Iliesa Keresoni
- Born: Iliesa Keresoni January 27, 1987 (age 39) Tailevu, Fiji
- Height: 1.82 m (6 ft 0 in)
- Weight: 90 kg (14 st 2 lb; 198 lb)
- School: Lelean Memorial School
- Notable relative: Kameli Ratuvou (brother)

Rugby union career
- Position(s): Wing, Centre, Fullback
- Current team: CA Périgueux, France

Senior career
- Years: Team / Apps / (Points)
- 2010/2011: CA Périgueux / 15 / (35)
- Correct as of 31 May 2010

= Iliesa Keresoni =

Fijian rugby union footballer (born 1987)

Iliesa Keresoni (born 27 January 1987 in Fiji) is a Fijian rugby union footballer. He was the captain of the Lelean Memorial School 'Dream Team' of 2006 that won the Deans Trophy in the Fiji Secondary Schools Rugby Union competition of that year. He plays at fullback, wing and centre position for the Knights in the Colonial Cup and for the Fiji Warriors. He is the younger brother of Saracens centre, Kameli Ratuvou

Keresoni has three caps for the National Fijian team making his debut against Tonga in 2008 and played again for Fiji in 2010 against Japan where he scored a try. He played against New Zealand in 2011.

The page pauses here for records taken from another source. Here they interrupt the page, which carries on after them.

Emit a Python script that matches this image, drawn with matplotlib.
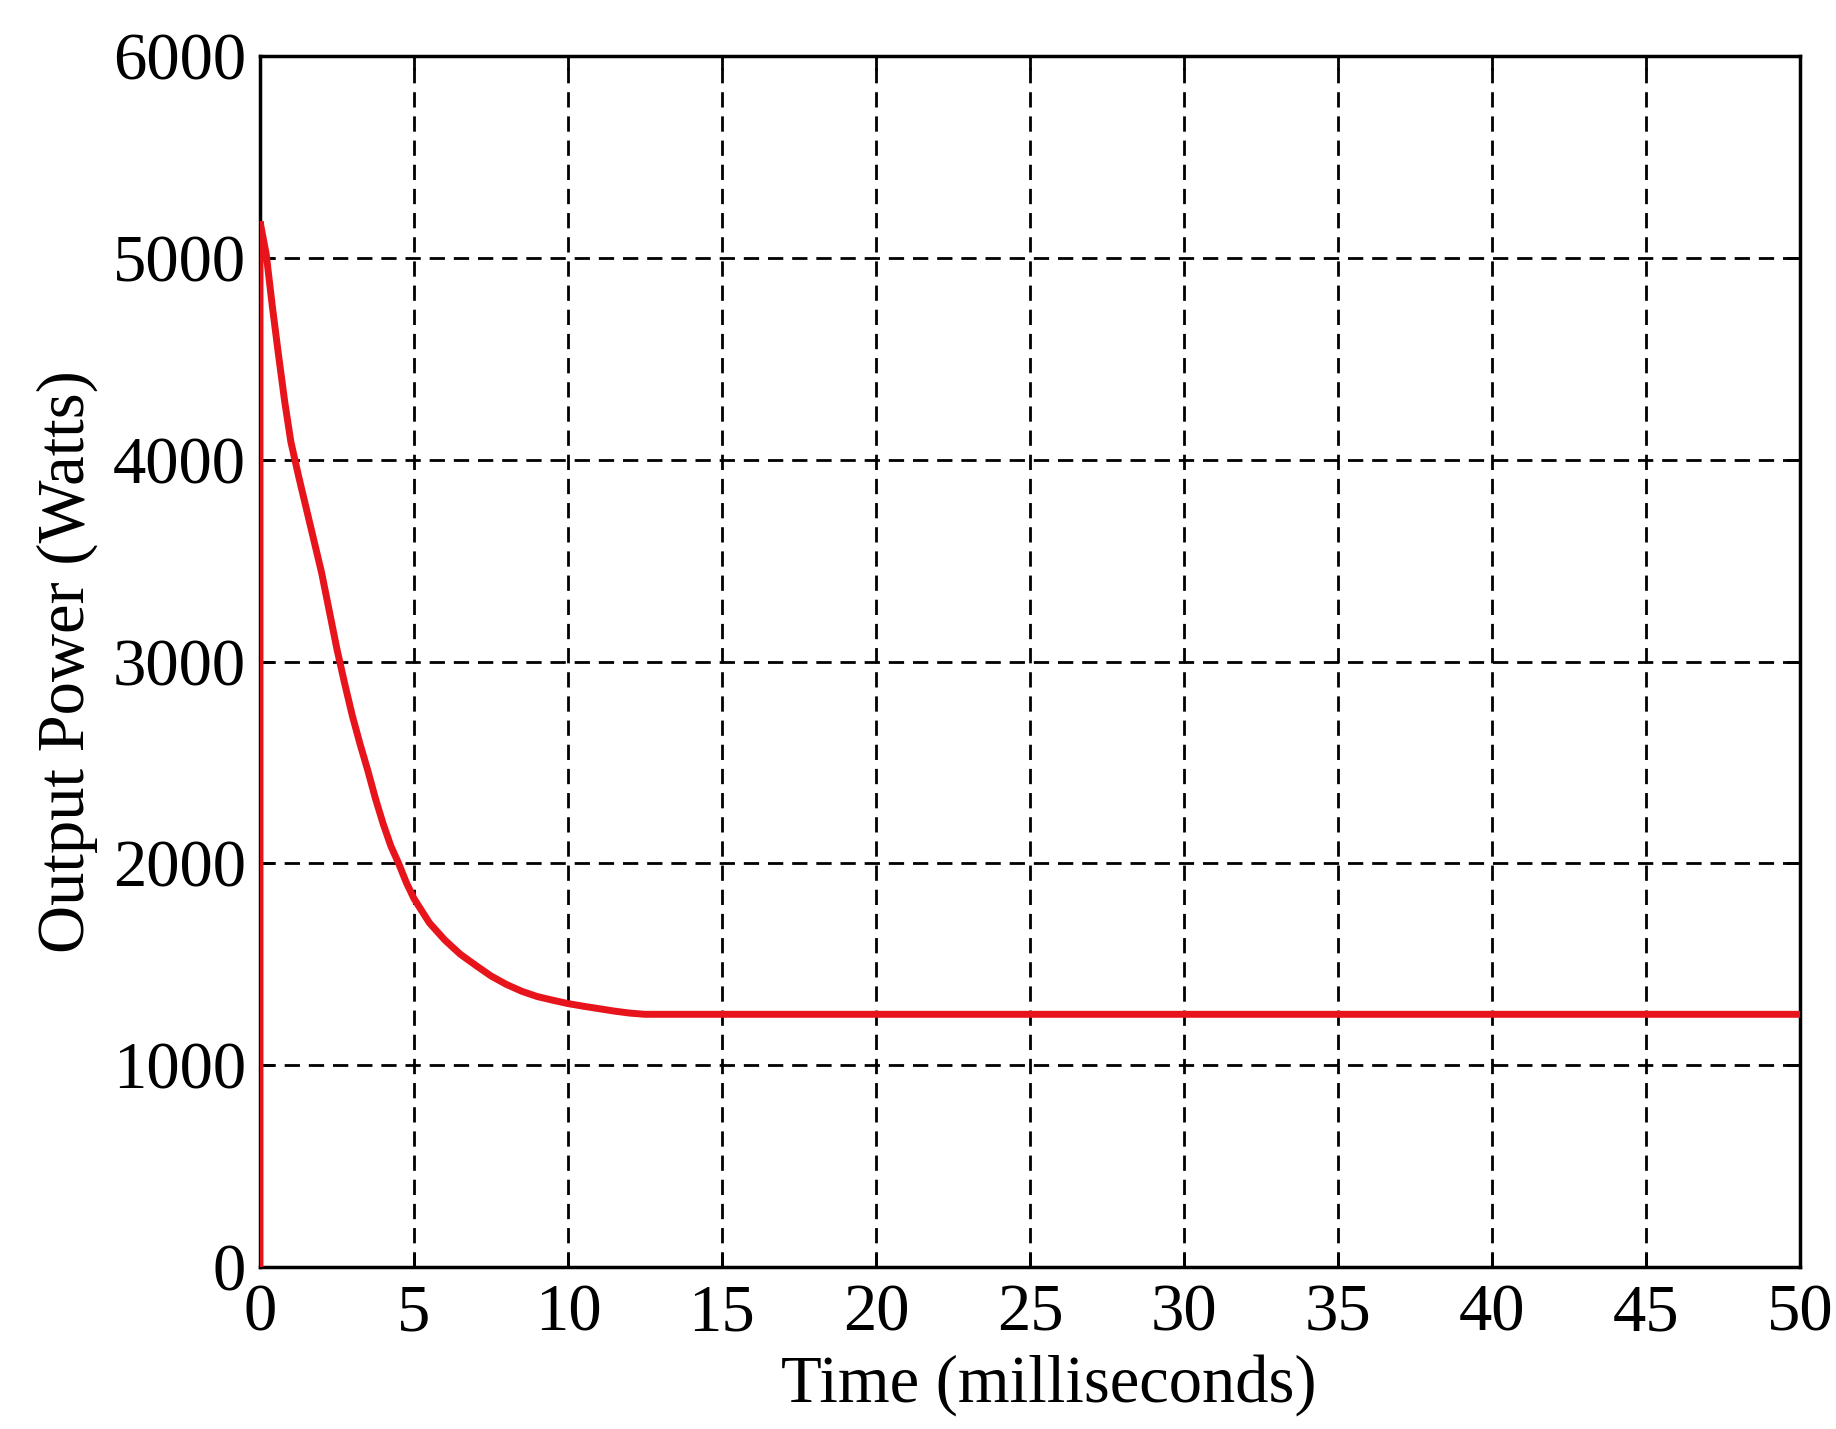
import matplotlib
matplotlib.use("Agg")
import matplotlib.pyplot as plt

# Data
time_ms = [0, 0, 0.2, 0.4, 0.6, 0.8, 1.0, 1.25, 1.5, 1.75, 2.0, 2.25, 2.5, 2.75,
           3.0, 3.25, 3.5, 3.75, 4.0, 4.25, 4.5, 4.75, 5.0, 5.5, 6.0, 6.5, 7.0,
           7.5, 8.0, 8.5, 9.0, 9.5, 10.0, 10.5, 11.0, 11.5, 12.0, 12.5, 50]
power_w = [0, 5180, 5020, 4760, 4520, 4290, 4090, 3920, 3760, 3600, 3440, 3250,
           3060, 2890, 2730, 2590, 2460, 2320, 2195, 2085, 2000, 1905, 1825,
           1705, 1620, 1550, 1495, 1442, 1400, 1366, 1340, 1322, 1305, 1292,
           1280, 1268, 1258, 1252, 1252]

x_ticks = [0, 5, 10, 15, 20, 25, 30, 35, 40, 45, 50]
y_ticks = [0, 1000, 2000, 3000, 4000, 5000, 6000]

plt.rcParams['font.family'] = ['Liberation Serif', 'DejaVu Serif']

fig = plt.figure(figsize=(18.36, 14.29), dpi=100)
ax = fig.add_axes([260/1836, 1 - 1267/1429, 1540/1836, (1267-56)/1429])

ax.plot(time_ms, power_w, color='#E8141C', linewidth=5.0, zorder=3,
        solid_joinstyle='miter')

ax.set_xlim(0, 50)
ax.set_ylim(0, 6000)
ax.set_xticks(x_ticks)
ax.set_yticks(y_ticks)
ax.set_xticklabels([str(v) for v in x_ticks])
ax.set_yticklabels([str(v) for v in y_ticks])

ax.grid(True, color='black', linestyle=(0, (5.5, 3.2)), linewidth=2.0)
ax.set_axisbelow(True)

ax.tick_params(axis='both', which='major', direction='in', length=10, width=2,
               top=True, right=True, labelsize=48, colors='black')
ax.tick_params(axis='x', pad=12)
ax.tick_params(axis='y', pad=10)

for s in ax.spines.values():
    s.set_linewidth(2.5)
    s.set_color('black')

ax.set_xlabel('Time (milliseconds)', fontsize=48)
ax.xaxis.set_label_coords(0.512, -0.072)
ax.set_ylabel('Output Power (Watts)', fontsize=48)
ax.yaxis.set_label_coords(-0.105, 0.5)

fig.savefig('out.png', dpi=100, facecolor='white')
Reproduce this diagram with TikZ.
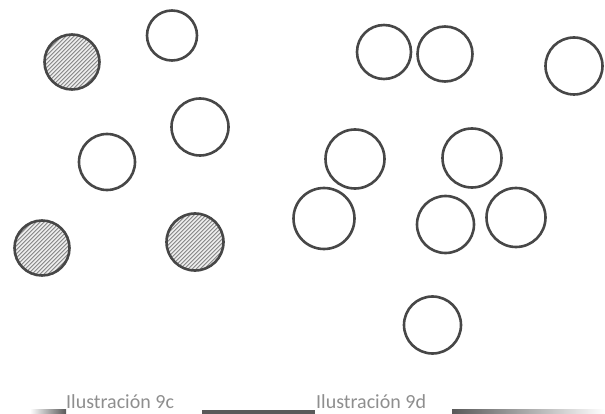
\documentclass[tikz,border=0pt]{standalone}
\usepackage{fontspec}
\newfontfamily\captfont{Carlito}
\definecolor{rimgray}{HTML}{474747}
\definecolor{hatchgray}{HTML}{5E5E5E}
\definecolor{captgray}{HTML}{8E8E8E}
\definecolor{rulegray}{HTML}{595959}

\begin{document}
\begin{tikzpicture}[x=1pt, y=-1pt,
  ball/.style={circle, draw=rimgray, line width=2.6pt, inner sep=0pt, fill=white},
  hatched/.style={ball, path picture={
      \foreach \k in {-64,-60,...,64}
        \draw[hatchgray!80, line width=0.9pt, shift={(path picture bounding box.center)}]
          (\k-34,34) -- (\k+34,-34);
      \foreach \k in {-62,-58,...,62}
        \draw[hatchgray!40, line width=0.8pt, shift={(path picture bounding box.center)}]
          (\k-34,33) -- (\k+33,-34);
    }},
  capt/.style={text=captgray, font=\captfont\fontsize{20}{24}\selectfont, inner sep=0pt}]
\useasboundingbox (0,0) rectangle (605,414);

% Left group (9c)
\foreach \n/\x/\y/\d in {c2/172/35.5/50, c3/200/127/57, c4/107/162/56}
  \node[ball, minimum size=\d pt] (\n) at (\x,\y) {};
\foreach \n/\x/\y/\d in {c1/72/62/55, c5/42/248/55, c6/195/242/57}
  \node[hatched, minimum size=\d pt] (\n) at (\x,\y) {};

% Right group (9d)
\foreach \n/\x/\y/\d in {d1/384/52/54, d2/445/54/55, d3/574/66/57,
    d4/355/159/59, d5/472/158/59, d6/324/218.5/61,
    d7/445.5/224.5/57, d8/516/217.5/59, d9/432.5/325/57}
  \node[ball, minimum size=\d pt] (\n) at (\x,\y) {};

% Captions and rules along the bottom
\shade[left color=white, right color=rulegray] (30,409.5) rectangle (66,414);
\fill[rulegray] (202,409.5) rectangle (315,414);
\shade[left color=rulegray, right color=white] (452,409.5) rectangle (605,414);
\node[capt, anchor=base west] (cap9c) at (66,408.5) {Ilustración 9c};
\node[capt, anchor=base west] (cap9d) at (316,408.5) {Ilustración 9d};
\end{tikzpicture}
\end{document}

As of early 2010 he signed for Guinness Premiership runners-up Saracens.

He has played for the season 2010/2011 for CA Périgueux in the 3rd level of French championship. This team will play next season in Pro D2 (2nd division). Keresoni played his last professional match, against Wales, on 2 October 2011.